CHALLENGE:
In the records below, count every line containing "this". Reply with the number only.

PROVIDED MATERIAL:

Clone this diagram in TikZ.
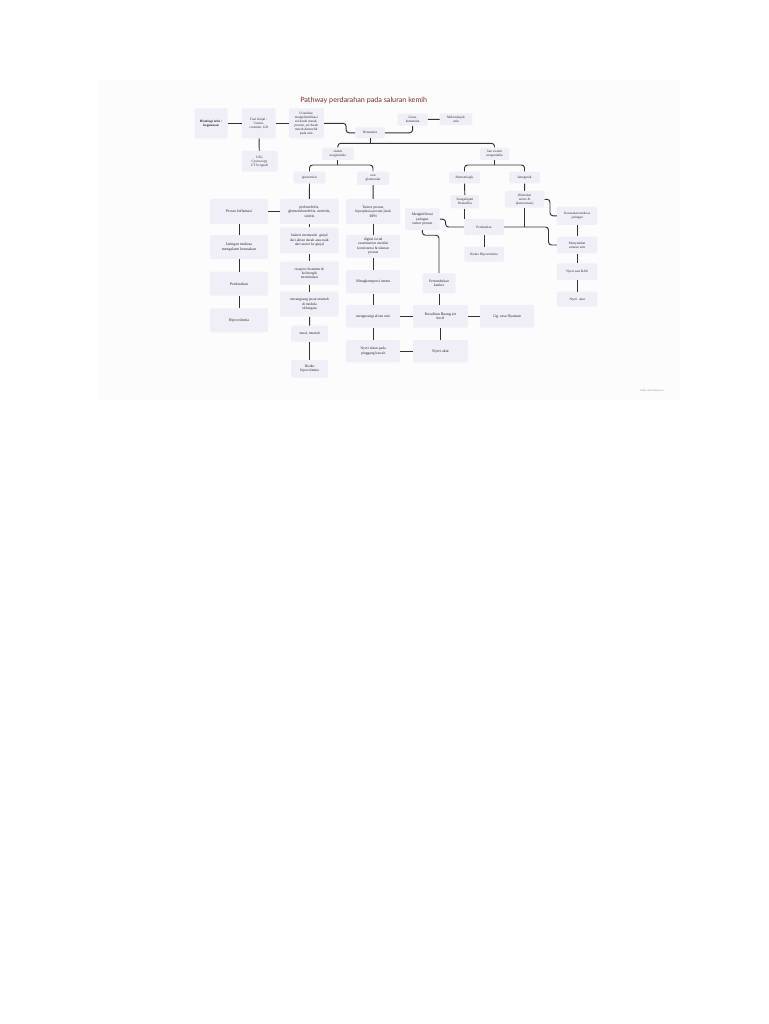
\documentclass[tikz,border=0pt]{standalone}
\usepackage{fontspec}
\setmainfont{Liberation Serif}
\newfontfamily\titlefont{Lato}
\definecolor{boxfill}{HTML}{F0EFF8}
\definecolor{linecol}{HTML}{333333}
\definecolor{txtcol}{HTML}{2A2A2A}
\definecolor{titlecol}{HTML}{7A2E2E}
\begin{document}
\begin{tikzpicture}[x=1pt,y=-1pt,
  bx/.style 2 args={draw=none, fill=boxfill, rounded corners=1.2pt, minimum width=#1, minimum height=#2,
     inner sep=0.5pt, align=center, text=txtcol, font=\fontsize{3.4}{4}\selectfont},
  conn/.style={draw=linecol, line width=0.95pt, rounded corners=3pt}]
\useasboundingbox (0,0) rectangle (768,1024);
\fill[black!1.2] (97,80) rectangle (680,400);

\node[text=titlecol, font=\titlefont\fontsize{7.2}{8}\selectfont] (title) at (363.7,100.7) {Pathway perdarahan pada saluran kemih};

% top row
\node[bx={33}{30}, font=\bfseries\fontsize{3.4}{4}\selectfont] (hist) at (211,123.3) {Histologi urin :\\keganasan};
\node[bx={34}{30}] (faal) at (258.7,123.3) {Faal Ginjal :\\Ureum,\\creatinin, GD};
\node[bx={35}{30}] (urin) at (306.3,123.3) {Urinalisis:\\mengidentifikasi\\sel darah merah,\\protein, sel darah\\merah dismorfik\\pada urin};
\node[bx={36}{20.7}] (usg) at (259.5,161.3) {USG\\Cystoscopy\\CT Urografi};
\node[bx={29.5}{11}] (hema) at (370,132.8) {Hematuria};
\node[bx={30}{12.4}] (gross) at (412.6,119.5) {Gross\\hematuria};
\node[bx={32.6}{11.7}] (mikro) at (456,119.2) {Mikroskopik\\urin};

% second level
\node[bx={31.5}{12.3}] (sisU) at (337.8,153.8) {sistem\\urogenitalia};
\node[bx={29}{12.3}] (luar) at (494.5,153.8) {luar sistem\\urogenitalia};
\node[bx={32}{11.7}] (glom) at (309.5,177.5) {glomerular};
\node[bx={32}{13.3}] (nonglom) at (373,178.3) {non\\glomerular};
\node[bx={31}{11.7}] (hemato) at (464.5,177.5) {Hematologik};
\node[bx={31}{11.7}] (iatro) at (524.5,177.5) {Iatrogenik};

% left column
\node[bx={58}{25}, font=\fontsize{3.9}{4.5}\selectfont] (proses) at (239,211.5) {Proses Inflamasi};
\node[bx={58}{24}, font=\fontsize{3.9}{4.5}\selectfont] (jar) at (239,247) {Jaringan mukosa\\mengalami kerusakan};
\node[bx={58}{24}, font=\fontsize{3.9}{4.5}\selectfont] (perd1) at (239,283.7) {Perdarahan};
\node[bx={58}{24}, font=\fontsize{3.9}{4.5}\selectfont] (hipo) at (239,320.3) {Hipovolemia};

% glomerular column
\node[bx={58.4}{25}, font=\fontsize{3.9}{4.5}\selectfont] (piel) at (309.4,211.5) {pielonefritis,\\glomerulonefritis, uretritis,\\sistitis};
\node[bx={58.4}{25.7}, font=\fontsize{3.7}{4.4}\selectfont] (bakt) at (309.4,240.5) {bakteri memasuki\ \ ginjal\\dari aliran darah atau naik\\dari ureter ke ginjal};
\node[bx={58.4}{23.3}, font=\fontsize{3.7}{4.4}\selectfont] (resep) at (309.4,273.3) {reseptor histamin \&\\kolinergik\\terstimulasi};
\node[bx={58.4}{25}, font=\fontsize{3.7}{4.4}\selectfont] (meran) at (309.4,304.2) {merangsang pusat muntah\\di medula\\oblongata};
\node[bx={37}{16}, font=\fontsize{3.7}{4.4}\selectfont] (mual) at (309.7,333.7) {mual, muntah};
\node[bx={37}{17.7}, font=\fontsize{3.7}{4.4}\selectfont] (risk1) at (309.7,368.8) {Risiko\\hipovolemia};

% non glomerular column
\node[bx={54}{25}, font=\fontsize{3.7}{4.4}\selectfont] (tumor) at (373.2,211.5) {Tumor prostat,\\hiperplasia prostat jinak\\BPH};
\node[bx={54}{22.7}, font=\fontsize{3.7}{4.4}\selectfont] (dre) at (373.2,246.3) {digital rectal\\examination menilai\\konsistensi \& ukuran\\prostat};
\node[bx={54}{23.3}, font=\fontsize{3.9}{4.5}\selectfont] (komp) at (373.2,281.7) {Mengkompresi uretra};
\node[bx={54}{22.7}, font=\fontsize{3.7}{4.4}\selectfont] (kurang) at (373.2,316.3) {mengurangi aliran urin};
\node[bx={54}{22.3}, font=\fontsize{3.7}{4.4}\selectfont] (nyeriT) at (373.2,351.2) {Nyeri tekan pada\\pinggang bawah};

% middle column
\node[bx={34.6}{21.7}, font=\fontsize{3.7}{4.4}\selectfont] (infil) at (422.4,219.2) {Menginfiltrasi\\jaringan\\tumor prostat};
\node[bx={33}{20}, font=\fontsize{3.7}{4.4}\selectfont] (tumbuh) at (439,283.3) {Pertumbuhan\\kanker};
\node[bx={55}{22.7}, font=\fontsize{3.9}{4.5}\selectfont] (sulit) at (440.5,316.3) {Kesulitan Buang air\\kecil};
\node[bx={54}{22.7}, font=\fontsize{3.9}{4.5}\selectfont] (gg) at (507,316.3) {Gg. rasa Nyaman};
\node[bx={55}{22.3}, font=\fontsize{3.9}{4.5}\selectfont] (akut1) at (440.5,351.2) {Nyeri akut};

% hematologik / iatrogenik
\node[bx={28.5}{13.3}] (koag) at (464.9,201.7) {Koagulopati\\Hemofilia};
\node[bx={39.5}{16}] (perd2) at (484,227) {Perdarahan};
\node[bx={39.5}{15}] (risk2) at (484,254.2) {Risiko Hipovolemia};
\node[bx={39.5}{16.7}] (obst) at (524.6,199.3) {Obstruksi\\ureter \&\\(kateterisasi)};
\node[bx={40.5}{18.3}] (kerus) at (577.2,215.8) {Kerusakan mukosa\\jaringan};
\node[bx={40.5}{16.7}] (nyumbat) at (577.2,245) {Menyumbat\\saluran urin};
\node[bx={40.5}{16.7}] (nyeriB) at (577.2,271.7) {Nyeri saat BAK};
\node[bx={40.5}{15}] (akut2) at (577.2,299.2) {Nyeri\ \ akut};

\node[text=black!45, font=\fontsize{2.6}{3}\selectfont] (footer) at (652,391) {Made with Whimsical};

% connectors
\draw[conn] (hist) -- (faal);
\draw[conn] (faal) -- (urin);
\draw[conn] (faal) -- (usg);
\draw[conn] (urin.east) -- (346.1,123.3) |- (hema.west);
\draw[conn] (hema.east) -| (gross.south);
\draw[conn] (gross) -- (mikro);
\draw[conn] (hema.south) -- (370,143.3);
\draw[conn] (sisU.north) |- (370,143.3) -| (luar.north);
\draw[conn] (sisU.south) -- (337.8,165);
\draw[conn] (glom.north) |- (337.8,165) -| (nonglom.north);
\draw[conn] (luar.south) -- (494.5,165);
\draw[conn] (hemato.north) |- (494.5,165) -| (iatro.north);

\draw[conn] (glom) -- (piel);
\draw[conn] (proses) -- (piel);
\draw[conn] (proses) -- (jar);
\draw[conn] (jar) -- (perd1);
\draw[conn] (perd1) -- (hipo);
\draw[conn] (piel) -- (bakt);
\draw[conn] (bakt) -- (resep);
\draw[conn] (resep) -- (meran);
\draw[conn] (meran) -- (mual);
\draw[conn] (mual) -- (risk1);

\draw[conn] (nonglom) -- (tumor);
\draw[conn] (tumor) -- (dre);
\draw[conn] (dre) -- (komp);
\draw[conn] (komp) -- (kurang);
\draw[conn] (kurang) -- (nyeriT);
\draw[conn] (kurang) -- (sulit);
\draw[conn] (sulit) -- (gg);
\draw[conn] (sulit) -- (akut1);
\draw[conn] (nyeriT) -- (akut1);
\draw[conn] (tumbuh.south) -- (tumbuh.south |- sulit.north);
\draw[conn] (infil.south) -- ++(0,5) -| (tumbuh.north);
\draw[conn] (infil.east) -- (445.6,219.2) |- (perd2.west);

\draw[conn] (hemato) -- (koag);
\draw[conn] (koag.south) -- (koag.south |- perd2.north);
\draw[conn] (perd2) -- (risk2);
\draw[conn] (perd2.east) -- (548.5,227) |- (nyumbat.west);
\draw[conn] (iatro) -- (obst);
\draw[conn] (obst.south) -- (obst.south |- perd2.east);
\draw[conn] (obst.east) -- (550,199.3) |- (kerus.west);
\draw[conn] (kerus) -- (nyumbat);
\draw[conn] (nyumbat) -- (nyeriB);
\draw[conn] (nyeriB) -- (akut2);
\end{tikzpicture}
\end{document}
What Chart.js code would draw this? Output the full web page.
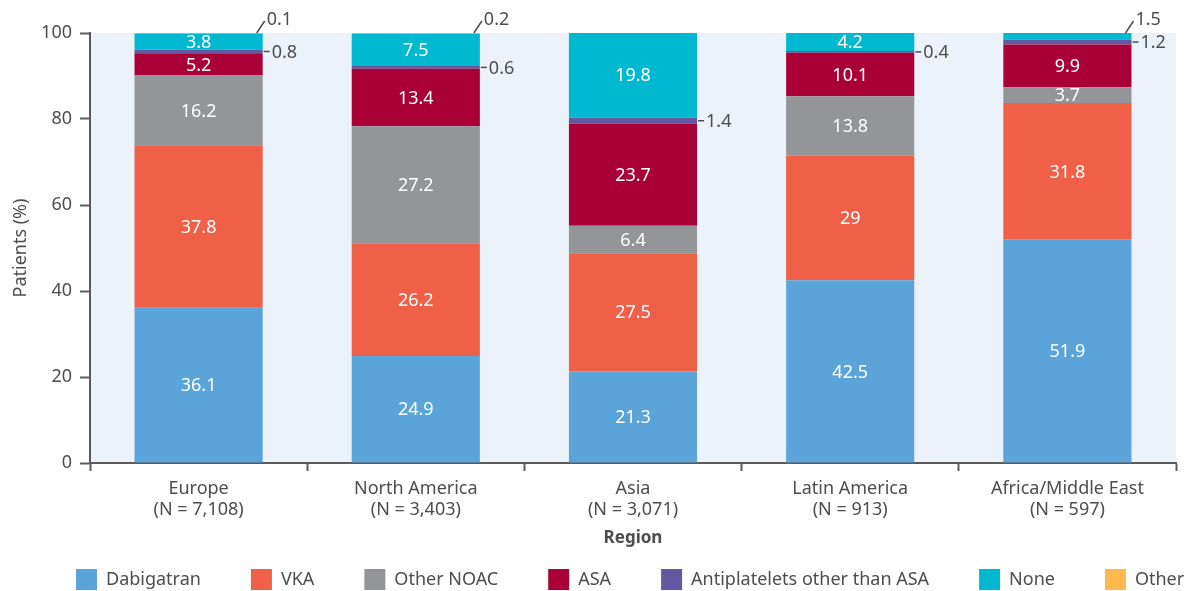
<!DOCTYPE html>
<html><head><meta charset="utf-8">
<script src="https://cdn.jsdelivr.net/npm/chart.js@4/dist/chart.umd.min.js"></script>
<style>html,body{margin:0;padding:0;background:#fff;overflow:hidden}#wrap{width:1191px;height:591px;position:relative}</style>
</head><body><div id="wrap"><canvas id="c"></canvas></div>
<script>
const regions = ['Europe', 'North America', 'Asia', 'Latin America', 'Africa/Middle East'];
const regionN = ['(N = 7,108)', '(N = 3,403)', '(N = 3,071)', '(N = 913)', '(N = 597)'];
const seriesNames = ['Dabigatran', 'VKA', 'Other NOAC', 'ASA', 'Antiplatelets other than ASA', 'None', 'Other'];
const dabigatran = [36.1, 24.9, 21.3, 42.5, 51.9];
const vka = [37.8, 26.2, 27.5, 29, 31.8];
const otherNoac = [16.2, 27.2, 6.4, 13.8, 3.7];
const asa = [5.2, 13.4, 23.7, 10.1, 9.9];
const antiplatelets = [0.8, 0.6, 1.4, 0.4, 1.2];
const none = [3.8, 7.5, 19.8, 4.2, 1.5];
const other = [0.1, 0.2, 0, 0, 0];
const yTicks = [0, 20, 40, 60, 80, 100];
const colors = ['#5BA4DA', '#F05F47', '#939598', '#AA0038', '#6459A0', '#00B8CF', '#FDB94E'];

const seriesValues = [dabigatran, vka, otherNoac, asa, antiplatelets, none, other];
const FONT = "'Noto Sans', 'DejaVu Sans', sans-serif";
const TEXT = '#4d4d4d';
const AXIS = '#5a5a5a';
const LEGEND_PAD = 50;

Chart.defaults.font.family = FONT;
Chart.defaults.color = TEXT;

const bgPlugin = {
  id: 'plotBg',
  beforeDraw(chart) {
    const a = chart.chartArea, ctx = chart.ctx;
    ctx.save();
    ctx.fillStyle = '#EBF2FA';
    ctx.fillRect(a.left, a.top, a.right - a.left, a.bottom - a.top);
    ctx.restore();
  }
};

// keep the legend on one row, starting at the reference's left edge
const legendPlace = {
  id: 'legendPlace',
  afterLayout(chart) {
    const lg = chart.legend;
    if (!lg) return;
    lg.left = 76 - LEGEND_PAD;
    lg.right = chart.width + 300;
  }
};

const labelPlugin = {
  id: 'segLabels',
  afterDatasetsDraw(chart) {
    const ctx = chart.ctx;
    const sets = chart.data.datasets;
    ctx.save();
    ctx.font = "18px " + FONT;
    ctx.textBaseline = 'middle';
    for (let j = 0; j < chart.data.labels.length; j++) {
      let top = -1;
      sets.forEach((d, i) => { if (d.data[j] > 0) top = i; });
      sets.forEach((d, i) => {
        const v = d.data[j];
        if (!v) return;
        const el = chart.getDatasetMeta(i).data[j];
        const right = el.x + el.width / 2;
        const yTop = Math.max(el.y, chart.chartArea.top);
        const yMid = (yTop + el.base) / 2;
        const txt = String(v);
        if (v >= 2) {
          ctx.fillStyle = '#ffffff';
          ctx.textAlign = 'center';
          ctx.fillText(txt, el.x, yMid + 1);
        } else if (i === top) {
          ctx.strokeStyle = TEXT; ctx.lineWidth = 1.5;
          ctx.beginPath(); ctx.moveTo(right - 6, yTop); ctx.lineTo(right + 2, yTop - 12); ctx.stroke();
          ctx.fillStyle = TEXT; ctx.textAlign = 'left';
          ctx.fillText(txt, right + 4, yTop - 13);
        } else {
          ctx.strokeStyle = TEXT; ctx.lineWidth = 1.5;
          ctx.beginPath(); ctx.moveTo(right + 1, yMid); ctx.lineTo(right + 7, yMid); ctx.stroke();
          ctx.fillStyle = TEXT; ctx.textAlign = 'left';
          ctx.fillText(txt, right + 9, yMid + 1);
        }
      });
    }
    ctx.restore();
  }
};

new Chart(document.getElementById('c'), {
  type: 'bar',
  data: {
    labels: regions.map((r, i) => [r, regionN[i]]),
    datasets: seriesNames.map((name, i) => ({
      label: name,
      data: seriesValues[i],
      backgroundColor: colors[i],
      borderWidth: 0,
      categoryPercentage: 1,
      barPercentage: 0.59
    }))
  },
  plugins: [bgPlugin, legendPlace, labelPlugin],
  options: {
    responsive: true,
    maintainAspectRatio: false,
    animation: false,
    devicePixelRatio: 1,
    layout: { padding: { left: 0, right: 15, top: 33, bottom: 0 } },
    plugins: {
      legend: {
        position: 'bottom',
        align: 'start',
        maxHeight: LEGEND_PAD + 22,
        labels: { boxWidth: 21, boxHeight: 21, padding: LEGEND_PAD, color: TEXT, font: { size: 18 } }
      },
      tooltip: { enabled: false }
    },
    scales: {
      x: {
        stacked: true,
        grid: { offset: true, drawOnChartArea: false, drawTicks: true, tickLength: 8, tickColor: AXIS, tickWidth: 2 },
        border: { display: true, color: AXIS, width: 2 },
        ticks: { color: TEXT, font: { size: 18, lineHeight: 1.15 }, padding: 8, maxRotation: 0, autoSkip: false },
        title: { display: true, text: 'Region', color: TEXT, font: { size: 17, weight: 'bold' }, padding: { top: 0, bottom: -29.5 } },
        afterFit(s) { s.height = 56; }
      },
      y: {
        stacked: true,
        min: 0, max: 100,
        afterBuildTicks(s) { s.ticks = yTicks.map(v => ({ value: v })); },
        grid: { drawOnChartArea: false, drawTicks: true, tickLength: 10, tickColor: AXIS, tickWidth: 2 },
        border: { display: true, color: AXIS, width: 2 },
        ticks: { color: TEXT, font: { size: 18 }, padding: 8 },
        title: { display: true, text: 'Patients (%)', color: TEXT, font: { size: 18 }, padding: { top: 10, bottom: 0 } },
        afterFit(s) { s.width = 90; }
      }
    }
  }
});
</script>
</body></html>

WORKED ANSWER:
2